Sovereign Immunity and the Nature of the Suit
The court emphasized the principle of sovereign immunity, noting that the United States had not consented to be sued in this instance. By attempting to compel the Attorney General to take action, Codray's lawsuit effectively sought to hold the government accountable for its discretionary actions regarding blocked assets. The court articulated that Codray's suit was not merely against a government official but against the government itself, as it involved actions that fell within the realm of governmental policy and discretion. The court cited precedent indicating that compelling a governmental official to act in a manner not legally mandated constitutes a suit against the United States, which is protected by sovereign immunity. Therefore, the court concluded that the dismissal of Codray's action by the District Court was appropriate due to the lack of consent from the United States to be sued.
Implications of the Trading with the Enemy Act
The court examined the provisions of the Trading with the Enemy Act, particularly Sections 7(b), 9(a), and 34, to assess their implications for Codray's claims. It found that Section 34 allowed for the equitable application of proceeds from vested property to satisfy debts but did not impose an obligation on the Custodian to liquidate blocked assets for individual claims. The court clarified that the Act's language indicated that the Custodian could manage the assets according to governmental policy without being compelled by court orders or attachments from creditors like Codray. Additionally, the court explained that Section 9(a) applied only to vested assets, not blocked ones, further limiting Codray's ability to claim rights through attachment. Thus, Codray's legal strategy failed to provide him with the necessary grounds to compel action from the Custodian or the government under the Act.

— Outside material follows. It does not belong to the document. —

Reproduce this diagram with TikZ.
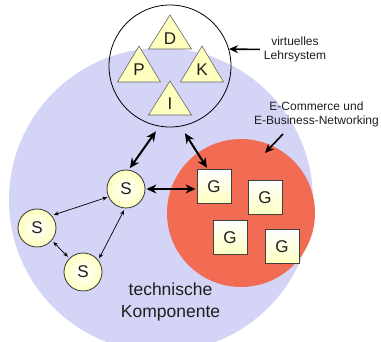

Conclusion on the Court's Decision
Ultimately, the court affirmed the District Court's dismissal of Codray's case, reinforcing the notion that the Custodian's actions were in line with statutory and treaty obligations that allowed for discretion in managing blocked assets. The court's decision highlighted the complexities of international treaties and domestic statutes in the context of asset management during wartime. It established that individual creditors could not bypass the established governmental framework to assert priority over claims against blocked assets. The ruling underscored the necessity for appropriate governmental action to address the distribution of claims against foreign nationals and their assets, reiterating that impatient individual creditors must wait for a comprehensive solution rather than force action through litigation. As a result, the court maintained the sanctity of sovereign immunity and the regulatory framework governing the management of blocked assets under U.S. law.